Początkowo spotkanie polityków miało się odbyć w siedzibie Prawa i Sprawiedliwości na Nowogrodzkiej. Miejsce jednak zmieniono w ostatniej chwili i nie ujawniono tej informacji dziennikarzom.
Po dwóch rozmowach Kaczyńskiego z szefem Polski Razem Jarosławem Gowinem to kolejne spotkanie, którego celem była wyborcza współpraca prawicy. Po tych spotkaniach Gowin zapewniał, że propozycja współpracy przedstawiona mu przez prezesa PiS to "oferta bez żadnych upokorzeń i kwarantanny".
Szef Koła Solidarnej Polski Arkadiusz Mularczyk potwierdził, że do spotkania Ziobro z Kaczyńskim doszło "na mieście". Według posła, rozmowa dotyczyła możliwości nawiązania współpracy między PiS a SP w przyszłych wyborach samorządowych, prezydenckich i parlamentarnych, a także głosowania nad wotum nieufności dla rządu Donalda Tuska.

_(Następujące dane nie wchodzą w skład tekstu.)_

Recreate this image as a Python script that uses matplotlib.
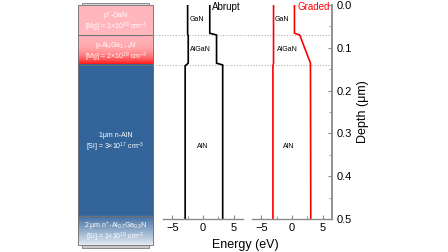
import matplotlib
matplotlib.use("Agg")
import matplotlib.pyplot as plt
import numpy as np
from matplotlib.patches import Rectangle
from matplotlib.ticker import MultipleLocator

plt.rcParams['font.family'] = ['Liberation Sans', 'DejaVu Sans']
plt.rcParams['mathtext.default'] = 'regular'

# band edges (eV) vs depth (um)
abrupt_cb_depth = [0, 0.066, 0.070, 0.136, 0.140, 0.5]
abrupt_cb = [1.1, 1.1, 2.2, 2.2, 3.2, 3.2]
abrupt_vb_depth = [0, 0.068, 0.072, 0.136, 0.142, 0.5]
abrupt_vb = [-2.5, -2.5, -2.4, -2.4, -2.9, -2.9]

graded_cb_depth = [0, 0.066, 0.070, 0.136, 0.5]
graded_cb = [0.4, 0.4, 1.25, 3.0, 3.05]
graded_vb_depth = [0, 0.136, 0.142, 0.5]
graded_vb = [-3.0, -3.0, -3.1, -3.1]

interfaces = [0.07, 0.14]
region_labels = ["GaN", "AlGaN", "AlN"]
region_depths = [0.035, 0.105, 0.33]

# layer stack (drawn on the same depth scale, bottom layer compressed)
layer_edges = [0, 0.07, 0.14, 0.493, 0.561]
layer_name = [
    "p$^{+}$-GaN",
    "p-Al$_{x}$Ga$_{1-x}$N",
    "1μm n-AlN",
    "2 μm n$^{+}$-Al$_{0.7}$Ga$_{0.3}$N",
]
layer_doping = [
    "[Mg] = 1×10$^{20}$ cm$^{-3}$",
    "[Mg] = 2×10$^{19}$ cm$^{-3}$",
    "[Si] = 3×10$^{17}$ cm$^{-3}$",
    "[Si] = 1×10$^{19}$ cm$^{-3}$",
]
layer_top = ["#ffb6bd", "#ffb0b6", "#33659a", "#3c6a9e"]
layer_bot = ["#ffb6bd", "#ff0a0a", "#33659a", "#e2eaf3"]

W, H = 448, 252
fig = plt.figure(figsize=(W / 100, H / 100), dpi=100)

def px(x0, y0, x1, y1):
    return [x0 / W, 1 - y1 / H, (x1 - x0) / W, (y1 - y0) / H]

# stack
axs = fig.add_axes(px(77, 2, 154, 249))
axs.set_xlim(0, 1)
axs.set_ylim(0.570, -0.007)
axs.axis("off")
for i in range(4):
    t, b = layer_edges[i], layer_edges[i + 1]
    c0 = np.array(matplotlib.colors.to_rgb(layer_top[i]))
    c1 = np.array(matplotlib.colors.to_rgb(layer_bot[i]))
    f = np.linspace(0, 1, 64)
    if i == 1:
        f = f ** 3
    grad = (c0[None, :] * (1 - f[:, None]) + c1[None, :] * f[:, None])[:, None, :]
    axs.imshow(grad, extent=[0.01, 0.99, b, t], aspect="auto", zorder=1)
    axs.add_patch(Rectangle((0.01, t), 0.98, b - t, fill=False,
                            edgecolor="#6f6f6f", lw=0.6, zorder=2))
    mid = (t + b) / 2 + 0.003
    axs.text(0.5, mid - 0.0135, layer_name[i], color="white", fontsize=5,
             ha="center", va="center", zorder=3)
    axs.text(0.5, mid + 0.0135, layer_doping[i], color="white", fontsize=5,
             ha="center", va="center", zorder=3)
axs.add_patch(Rectangle((0.07, -0.0055), 0.86, 0.0055, facecolor="#d8d8d8",
                        edgecolor="#7a7a7a", lw=0.6, zorder=2))
axs.add_patch(Rectangle((0.07, layer_edges[-1]), 0.86, 0.0065, facecolor="#c8c8c8",
                        edgecolor="#7a7a7a", lw=0.6, zorder=2))

# dotted interface lines across both panels
axo = fig.add_axes(px(153, 5, 331, 219))
axo.set_ylim(0.5, 0)
axo.axis("off")
for d in interfaces:
    axo.axhline(d, color="#b5b5b5", lw=0.8, ls=(0, (1, 1.5)))

ax1 = fig.add_axes(px(163, 5, 243, 219))
ax2 = fig.add_axes(px(252, 5, 332, 219))
for ax in (ax1, ax2):
    ax.set_facecolor("none")
    ax.set_xlim(-6.5, 6.5)
    ax.set_ylim(0.5, 0)
    for s in ("top", "left", "right"):
        ax.spines[s].set_visible(False)
    ax.spines["bottom"].set_color("#8a8a8a")
    ax.spines["bottom"].set_linewidth(1.0)
    ax.xaxis.set_major_locator(MultipleLocator(5))
    ax.xaxis.set_minor_locator(MultipleLocator(2.5))
    ax.tick_params(axis="x", which="both", direction="in", color="#8a8a8a",
                   labelsize=8, pad=3)
    ax.tick_params(axis="x", which="major", length=3)
    ax.tick_params(axis="x", which="minor", length=2)

ax1.set_yticks([])
ax1.plot(abrupt_cb, abrupt_cb_depth, color="black", lw=1.2)
ax1.plot(abrupt_vb, abrupt_vb_depth, color="black", lw=1.2)
ax1.text(1.5, 0.005, "Abrupt", fontsize=7, color="black", ha="left", va="center")

ax2.plot(graded_cb, graded_cb_depth, color="red", lw=1.2)
ax2.plot(graded_vb, graded_vb_depth, color="red", lw=1.2)
ax2.text(0.85, 0.005, "Graded", fontsize=7, color="red", ha="left", va="center")

for ax, xs in ((ax1, [-2.1, -2.1, -1.0]), (ax2, [-2.8, -2.4, -1.5])):
    for lab, d, x in zip(region_labels, region_depths, xs):
        ax.text(x, d, lab, fontsize=5, ha="left", va="center")

ax2.spines["right"].set_visible(True)
ax2.spines["right"].set_color("#8a8a8a")
ax2.spines["right"].set_linewidth(1.3)
ax2.yaxis.tick_right()
ax2.yaxis.set_label_position("right")
ax2.yaxis.set_major_locator(MultipleLocator(0.1))
ax2.yaxis.set_minor_locator(MultipleLocator(0.05))
ax2.tick_params(axis="y", which="both", direction="in", color="#8a8a8a",
                labelsize=8, pad=3)
ax2.tick_params(axis="y", which="major", length=3)
ax2.tick_params(axis="y", which="minor", length=2)
ax2.yaxis.set_major_formatter(matplotlib.ticker.FormatStrFormatter("%.1f"))
ax2.set_ylabel("Depth (μm)", fontsize=9, labelpad=4)

fig.text(245 / W, 1 - 245 / H, "Energy (eV)", fontsize=9, ha="center", va="center")

fig.savefig("out.png", dpi=100)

Mularczyk wyraził nadzieję, że na spotkaniu zostały ustalone "w miarę precyzyjne zasady współpracy".
Wcześniej członkowie Solidarnej Polski wyraźnie mówili o swoich obawach, że ich ugrupowanie otrzyma od Prawa i Sprawiedliwości propozycje trudne do przyjęcia, a nawet upokarzające.